Pictures aside, quote the whole listing exactly.
--- DATA FOR PROCESSING ---
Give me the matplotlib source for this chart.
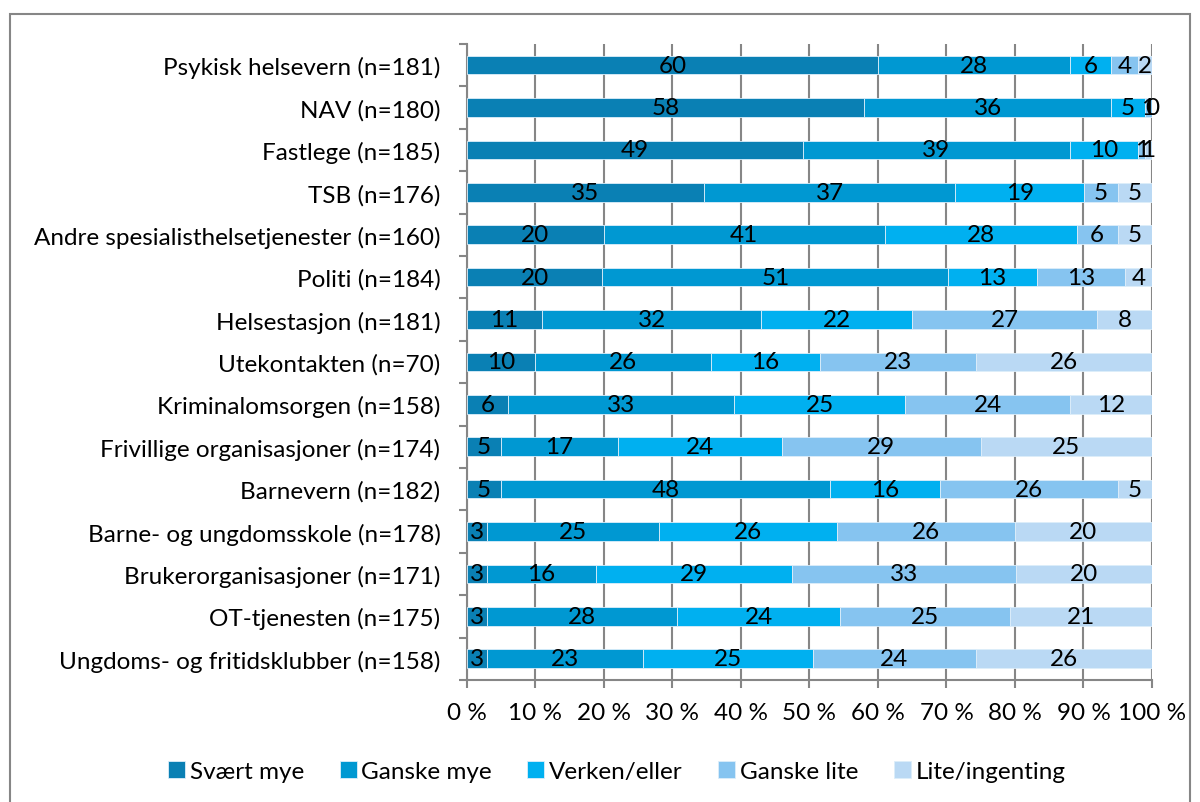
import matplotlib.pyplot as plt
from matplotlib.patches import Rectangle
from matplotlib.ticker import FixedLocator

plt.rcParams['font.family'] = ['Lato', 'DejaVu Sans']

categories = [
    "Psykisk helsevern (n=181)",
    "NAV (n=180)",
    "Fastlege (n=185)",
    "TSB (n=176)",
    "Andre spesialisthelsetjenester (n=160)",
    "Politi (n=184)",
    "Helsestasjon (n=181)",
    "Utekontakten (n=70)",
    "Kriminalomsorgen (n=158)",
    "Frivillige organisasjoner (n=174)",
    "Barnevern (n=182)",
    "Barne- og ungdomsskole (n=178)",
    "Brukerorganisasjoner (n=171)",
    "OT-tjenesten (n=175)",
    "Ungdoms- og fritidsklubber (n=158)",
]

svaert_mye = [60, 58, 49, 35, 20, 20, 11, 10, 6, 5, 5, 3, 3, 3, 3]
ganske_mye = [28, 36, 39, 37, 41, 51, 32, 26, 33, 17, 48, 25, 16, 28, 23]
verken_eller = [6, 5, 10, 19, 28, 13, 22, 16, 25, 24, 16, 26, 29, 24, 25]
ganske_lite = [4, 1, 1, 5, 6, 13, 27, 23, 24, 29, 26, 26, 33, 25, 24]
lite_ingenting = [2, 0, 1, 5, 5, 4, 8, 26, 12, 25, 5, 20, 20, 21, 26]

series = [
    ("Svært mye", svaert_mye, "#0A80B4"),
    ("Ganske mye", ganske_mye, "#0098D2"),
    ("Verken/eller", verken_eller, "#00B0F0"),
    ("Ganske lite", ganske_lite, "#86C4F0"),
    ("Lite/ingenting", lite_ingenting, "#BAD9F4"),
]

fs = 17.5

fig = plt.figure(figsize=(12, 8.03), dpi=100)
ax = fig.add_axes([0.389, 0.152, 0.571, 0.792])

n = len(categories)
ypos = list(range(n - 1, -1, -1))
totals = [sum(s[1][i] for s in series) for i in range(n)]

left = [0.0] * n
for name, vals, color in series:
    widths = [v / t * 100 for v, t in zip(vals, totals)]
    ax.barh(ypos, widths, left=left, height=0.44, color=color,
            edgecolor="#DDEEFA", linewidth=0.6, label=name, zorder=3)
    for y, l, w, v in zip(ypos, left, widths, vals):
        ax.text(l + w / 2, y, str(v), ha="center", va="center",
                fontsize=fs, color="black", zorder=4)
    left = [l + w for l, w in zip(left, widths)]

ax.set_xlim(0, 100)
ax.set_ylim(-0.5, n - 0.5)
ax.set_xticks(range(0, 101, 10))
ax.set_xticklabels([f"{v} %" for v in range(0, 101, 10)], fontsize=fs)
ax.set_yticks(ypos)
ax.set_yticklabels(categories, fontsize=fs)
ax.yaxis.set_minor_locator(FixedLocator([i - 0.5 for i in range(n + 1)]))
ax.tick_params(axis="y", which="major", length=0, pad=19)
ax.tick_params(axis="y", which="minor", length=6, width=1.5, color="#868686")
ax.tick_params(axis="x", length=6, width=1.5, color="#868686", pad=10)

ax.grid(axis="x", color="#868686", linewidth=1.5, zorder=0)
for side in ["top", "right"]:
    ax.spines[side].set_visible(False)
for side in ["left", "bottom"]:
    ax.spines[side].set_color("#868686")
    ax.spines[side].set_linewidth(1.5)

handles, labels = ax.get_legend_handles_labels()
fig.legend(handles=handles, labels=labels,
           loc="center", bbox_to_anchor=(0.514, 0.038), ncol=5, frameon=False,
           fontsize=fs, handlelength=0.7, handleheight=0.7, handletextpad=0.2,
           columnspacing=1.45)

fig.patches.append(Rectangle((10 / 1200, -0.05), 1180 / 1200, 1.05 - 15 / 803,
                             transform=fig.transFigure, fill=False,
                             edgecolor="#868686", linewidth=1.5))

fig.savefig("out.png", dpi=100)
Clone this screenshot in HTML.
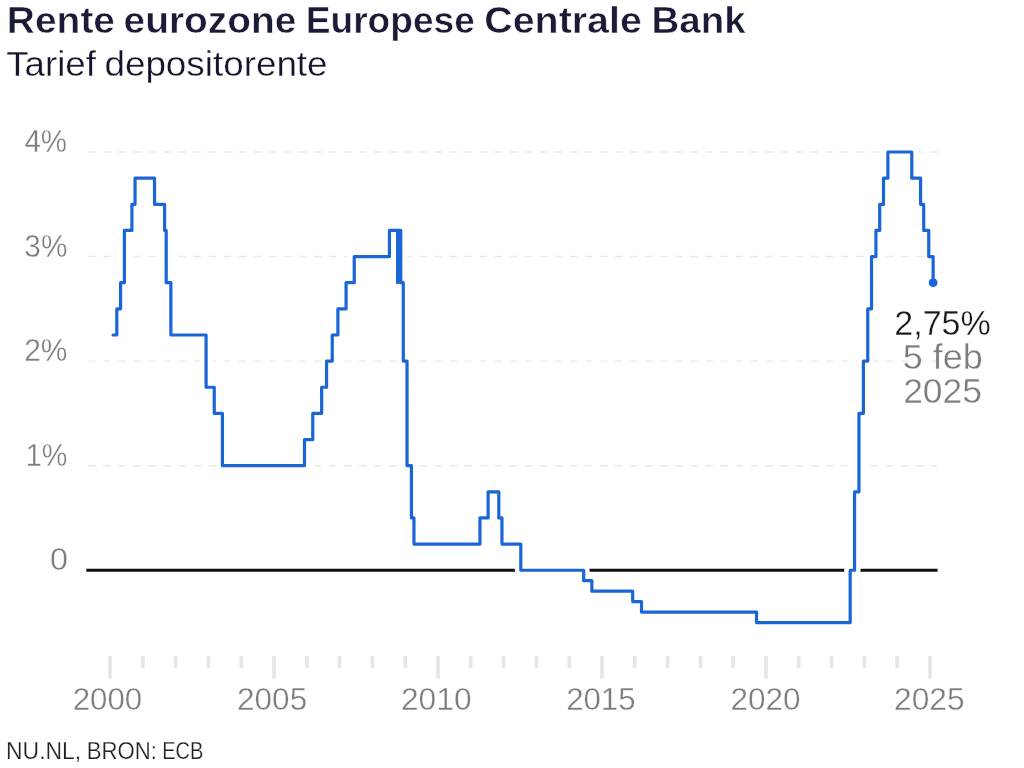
---
# ANSWER TO THIS EXERCISE
Give me the matplotlib source for this chart.
import matplotlib.pyplot as plt
from matplotlib.patches import Rectangle
from matplotlib.ticker import FixedLocator

plt.rcParams['font.family'] = ['Lato', 'DejaVu Sans']

categories = [
    "Psykisk helsevern (n=181)",
    "NAV (n=180)",
    "Fastlege (n=185)",
    "TSB (n=176)",
    "Andre spesialisthelsetjenester (n=160)",
    "Politi (n=184)",
    "Helsestasjon (n=181)",
    "Utekontakten (n=70)",
    "Kriminalomsorgen (n=158)",
    "Frivillige organisasjoner (n=174)",
    "Barnevern (n=182)",
    "Barne- og ungdomsskole (n=178)",
    "Brukerorganisasjoner (n=171)",
    "OT-tjenesten (n=175)",
    "Ungdoms- og fritidsklubber (n=158)",
]

svaert_mye = [60, 58, 49, 35, 20, 20, 11, 10, 6, 5, 5, 3, 3, 3, 3]
ganske_mye = [28, 36, 39, 37, 41, 51, 32, 26, 33, 17, 48, 25, 16, 28, 23]
verken_eller = [6, 5, 10, 19, 28, 13, 22, 16, 25, 24, 16, 26, 29, 24, 25]
ganske_lite = [4, 1, 1, 5, 6, 13, 27, 23, 24, 29, 26, 26, 33, 25, 24]
lite_ingenting = [2, 0, 1, 5, 5, 4, 8, 26, 12, 25, 5, 20, 20, 21, 26]

series = [
    ("Svært mye", svaert_mye, "#0A80B4"),
    ("Ganske mye", ganske_mye, "#0098D2"),
    ("Verken/eller", verken_eller, "#00B0F0"),
    ("Ganske lite", ganske_lite, "#86C4F0"),
    ("Lite/ingenting", lite_ingenting, "#BAD9F4"),
]

fs = 17.5

fig = plt.figure(figsize=(12, 8.03), dpi=100)
ax = fig.add_axes([0.389, 0.152, 0.571, 0.792])

n = len(categories)
ypos = list(range(n - 1, -1, -1))
totals = [sum(s[1][i] for s in series) for i in range(n)]

left = [0.0] * n
for name, vals, color in series:
    widths = [v / t * 100 for v, t in zip(vals, totals)]
    ax.barh(ypos, widths, left=left, height=0.44, color=color,
            edgecolor="#DDEEFA", linewidth=0.6, label=name, zorder=3)
    for y, l, w, v in zip(ypos, left, widths, vals):
        ax.text(l + w / 2, y, str(v), ha="center", va="center",
                fontsize=fs, color="black", zorder=4)
    left = [l + w for l, w in zip(left, widths)]

ax.set_xlim(0, 100)
ax.set_ylim(-0.5, n - 0.5)
ax.set_xticks(range(0, 101, 10))
ax.set_xticklabels([f"{v} %" for v in range(0, 101, 10)], fontsize=fs)
ax.set_yticks(ypos)
ax.set_yticklabels(categories, fontsize=fs)
ax.yaxis.set_minor_locator(FixedLocator([i - 0.5 for i in range(n + 1)]))
ax.tick_params(axis="y", which="major", length=0, pad=19)
ax.tick_params(axis="y", which="minor", length=6, width=1.5, color="#868686")
ax.tick_params(axis="x", length=6, width=1.5, color="#868686", pad=10)

ax.grid(axis="x", color="#868686", linewidth=1.5, zorder=0)
for side in ["top", "right"]:
    ax.spines[side].set_visible(False)
for side in ["left", "bottom"]:
    ax.spines[side].set_color("#868686")
    ax.spines[side].set_linewidth(1.5)

handles, labels = ax.get_legend_handles_labels()
fig.legend(handles=handles, labels=labels,
           loc="center", bbox_to_anchor=(0.514, 0.038), ncol=5, frameon=False,
           fontsize=fs, handlelength=0.7, handleheight=0.7, handletextpad=0.2,
           columnspacing=1.45)

fig.patches.append(Rectangle((10 / 1200, -0.05), 1180 / 1200, 1.05 - 15 / 803,
                             transform=fig.transFigure, fill=False,
                             edgecolor="#868686", linewidth=1.5))

fig.savefig("out.png", dpi=100)
Clone this screenshot in HTML.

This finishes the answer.